* Start Provided material *

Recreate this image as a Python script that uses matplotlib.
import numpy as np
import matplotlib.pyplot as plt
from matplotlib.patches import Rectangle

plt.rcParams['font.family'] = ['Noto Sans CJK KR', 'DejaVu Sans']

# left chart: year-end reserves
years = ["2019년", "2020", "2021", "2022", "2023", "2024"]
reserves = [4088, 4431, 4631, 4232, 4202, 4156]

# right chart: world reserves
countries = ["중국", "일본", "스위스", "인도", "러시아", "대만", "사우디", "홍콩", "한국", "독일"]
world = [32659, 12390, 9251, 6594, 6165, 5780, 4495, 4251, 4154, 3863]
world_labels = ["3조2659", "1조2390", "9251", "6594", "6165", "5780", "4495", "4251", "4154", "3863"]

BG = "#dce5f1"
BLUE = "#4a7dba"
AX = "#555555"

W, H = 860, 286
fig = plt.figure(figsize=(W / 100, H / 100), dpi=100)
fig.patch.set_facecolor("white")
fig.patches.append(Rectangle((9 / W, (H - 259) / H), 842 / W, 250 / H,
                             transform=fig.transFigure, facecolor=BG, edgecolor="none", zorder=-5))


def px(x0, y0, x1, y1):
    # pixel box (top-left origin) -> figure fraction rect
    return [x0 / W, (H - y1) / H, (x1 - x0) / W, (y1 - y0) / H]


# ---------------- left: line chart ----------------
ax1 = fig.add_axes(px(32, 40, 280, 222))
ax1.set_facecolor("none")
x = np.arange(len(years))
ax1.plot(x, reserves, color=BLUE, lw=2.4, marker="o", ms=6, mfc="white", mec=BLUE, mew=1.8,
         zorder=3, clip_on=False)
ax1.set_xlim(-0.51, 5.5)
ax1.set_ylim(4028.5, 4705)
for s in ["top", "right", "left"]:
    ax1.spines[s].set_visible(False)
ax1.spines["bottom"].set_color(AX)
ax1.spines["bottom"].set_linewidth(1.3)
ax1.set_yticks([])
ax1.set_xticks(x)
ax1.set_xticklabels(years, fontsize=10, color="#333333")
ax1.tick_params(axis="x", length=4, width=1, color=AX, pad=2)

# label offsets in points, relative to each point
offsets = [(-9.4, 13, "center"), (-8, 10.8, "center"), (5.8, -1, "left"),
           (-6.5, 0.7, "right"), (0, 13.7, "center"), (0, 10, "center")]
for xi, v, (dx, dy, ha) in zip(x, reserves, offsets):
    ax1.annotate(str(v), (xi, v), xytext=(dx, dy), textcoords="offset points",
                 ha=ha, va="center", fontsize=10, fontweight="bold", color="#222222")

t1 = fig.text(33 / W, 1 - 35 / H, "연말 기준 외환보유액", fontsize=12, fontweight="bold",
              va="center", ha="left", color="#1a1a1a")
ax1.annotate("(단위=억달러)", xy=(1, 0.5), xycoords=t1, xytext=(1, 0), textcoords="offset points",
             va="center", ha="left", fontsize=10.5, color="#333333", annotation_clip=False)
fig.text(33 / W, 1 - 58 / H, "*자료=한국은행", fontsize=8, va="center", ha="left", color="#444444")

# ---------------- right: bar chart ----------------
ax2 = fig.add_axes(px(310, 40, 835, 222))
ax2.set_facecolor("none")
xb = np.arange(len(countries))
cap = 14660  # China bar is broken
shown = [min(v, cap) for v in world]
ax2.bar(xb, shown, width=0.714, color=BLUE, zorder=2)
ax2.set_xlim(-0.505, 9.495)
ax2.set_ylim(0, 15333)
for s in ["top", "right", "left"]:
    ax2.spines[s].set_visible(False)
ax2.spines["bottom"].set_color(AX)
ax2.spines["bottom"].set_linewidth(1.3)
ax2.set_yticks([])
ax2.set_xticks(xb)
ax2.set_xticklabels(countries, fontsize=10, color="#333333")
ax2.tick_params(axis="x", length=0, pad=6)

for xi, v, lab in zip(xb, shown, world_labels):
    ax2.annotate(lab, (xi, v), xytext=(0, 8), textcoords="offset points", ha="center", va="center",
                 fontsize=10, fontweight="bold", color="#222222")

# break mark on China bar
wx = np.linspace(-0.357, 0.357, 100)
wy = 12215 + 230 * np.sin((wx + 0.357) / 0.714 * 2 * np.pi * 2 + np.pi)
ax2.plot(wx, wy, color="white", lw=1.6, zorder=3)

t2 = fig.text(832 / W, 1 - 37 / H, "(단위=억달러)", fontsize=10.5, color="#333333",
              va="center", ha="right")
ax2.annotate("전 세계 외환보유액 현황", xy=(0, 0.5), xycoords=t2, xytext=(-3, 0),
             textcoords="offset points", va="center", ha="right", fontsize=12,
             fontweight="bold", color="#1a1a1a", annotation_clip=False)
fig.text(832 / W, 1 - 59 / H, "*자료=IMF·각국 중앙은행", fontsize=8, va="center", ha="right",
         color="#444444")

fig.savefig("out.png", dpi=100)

* End Provided material *

## Brief
Reproduce the complete set of lines precisely as supplied.

## Output of the task
Recreate this image as a Python script that uses matplotlib.
import numpy as np
import matplotlib.pyplot as plt
from matplotlib.patches import Rectangle

plt.rcParams['font.family'] = ['Noto Sans CJK KR', 'DejaVu Sans']

# left chart: year-end reserves
years = ["2019년", "2020", "2021", "2022", "2023", "2024"]
reserves = [4088, 4431, 4631, 4232, 4202, 4156]

# right chart: world reserves
countries = ["중국", "일본", "스위스", "인도", "러시아", "대만", "사우디", "홍콩", "한국", "독일"]
world = [32659, 12390, 9251, 6594, 6165, 5780, 4495, 4251, 4154, 3863]
world_labels = ["3조2659", "1조2390", "9251", "6594", "6165", "5780", "4495", "4251", "4154", "3863"]

BG = "#dce5f1"
BLUE = "#4a7dba"
AX = "#555555"

W, H = 860, 286
fig = plt.figure(figsize=(W / 100, H / 100), dpi=100)
fig.patch.set_facecolor("white")
fig.patches.append(Rectangle((9 / W, (H - 259) / H), 842 / W, 250 / H,
                             transform=fig.transFigure, facecolor=BG, edgecolor="none", zorder=-5))


def px(x0, y0, x1, y1):
    # pixel box (top-left origin) -> figure fraction rect
    return [x0 / W, (H - y1) / H, (x1 - x0) / W, (y1 - y0) / H]


# ---------------- left: line chart ----------------
ax1 = fig.add_axes(px(32, 40, 280, 222))
ax1.set_facecolor("none")
x = np.arange(len(years))
ax1.plot(x, reserves, color=BLUE, lw=2.4, marker="o", ms=6, mfc="white", mec=BLUE, mew=1.8,
         zorder=3, clip_on=False)
ax1.set_xlim(-0.51, 5.5)
ax1.set_ylim(4028.5, 4705)
for s in ["top", "right", "left"]:
    ax1.spines[s].set_visible(False)
ax1.spines["bottom"].set_color(AX)
ax1.spines["bottom"].set_linewidth(1.3)
ax1.set_yticks([])
ax1.set_xticks(x)
ax1.set_xticklabels(years, fontsize=10, color="#333333")
ax1.tick_params(axis="x", length=4, width=1, color=AX, pad=2)

# label offsets in points, relative to each point
offsets = [(-9.4, 13, "center"), (-8, 10.8, "center"), (5.8, -1, "left"),
           (-6.5, 0.7, "right"), (0, 13.7, "center"), (0, 10, "center")]
for xi, v, (dx, dy, ha) in zip(x, reserves, offsets):
    ax1.annotate(str(v), (xi, v), xytext=(dx, dy), textcoords="offset points",
                 ha=ha, va="center", fontsize=10, fontweight="bold", color="#222222")

t1 = fig.text(33 / W, 1 - 35 / H, "연말 기준 외환보유액", fontsize=12, fontweight="bold",
              va="center", ha="left", color="#1a1a1a")
ax1.annotate("(단위=억달러)", xy=(1, 0.5), xycoords=t1, xytext=(1, 0), textcoords="offset points",
             va="center", ha="left", fontsize=10.5, color="#333333", annotation_clip=False)
fig.text(33 / W, 1 - 58 / H, "*자료=한국은행", fontsize=8, va="center", ha="left", color="#444444")

# ---------------- right: bar chart ----------------
ax2 = fig.add_axes(px(310, 40, 835, 222))
ax2.set_facecolor("none")
xb = np.arange(len(countries))
cap = 14660  # China bar is broken
shown = [min(v, cap) for v in world]
ax2.bar(xb, shown, width=0.714, color=BLUE, zorder=2)
ax2.set_xlim(-0.505, 9.495)
ax2.set_ylim(0, 15333)
for s in ["top", "right", "left"]:
    ax2.spines[s].set_visible(False)
ax2.spines["bottom"].set_color(AX)
ax2.spines["bottom"].set_linewidth(1.3)
ax2.set_yticks([])
ax2.set_xticks(xb)
ax2.set_xticklabels(countries, fontsize=10, color="#333333")
ax2.tick_params(axis="x", length=0, pad=6)

for xi, v, lab in zip(xb, shown, world_labels):
    ax2.annotate(lab, (xi, v), xytext=(0, 8), textcoords="offset points", ha="center", va="center",
                 fontsize=10, fontweight="bold", color="#222222")

# break mark on China bar
wx = np.linspace(-0.357, 0.357, 100)
wy = 12215 + 230 * np.sin((wx + 0.357) / 0.714 * 2 * np.pi * 2 + np.pi)
ax2.plot(wx, wy, color="white", lw=1.6, zorder=3)

t2 = fig.text(832 / W, 1 - 37 / H, "(단위=억달러)", fontsize=10.5, color="#333333",
              va="center", ha="right")
ax2.annotate("전 세계 외환보유액 현황", xy=(0, 0.5), xycoords=t2, xytext=(-3, 0),
             textcoords="offset points", va="center", ha="right", fontsize=12,
             fontweight="bold", color="#1a1a1a", annotation_clip=False)
fig.text(832 / W, 1 - 59 / H, "*자료=IMF·각국 중앙은행", fontsize=8, va="center", ha="right",
         color="#444444")

fig.savefig("out.png", dpi=100)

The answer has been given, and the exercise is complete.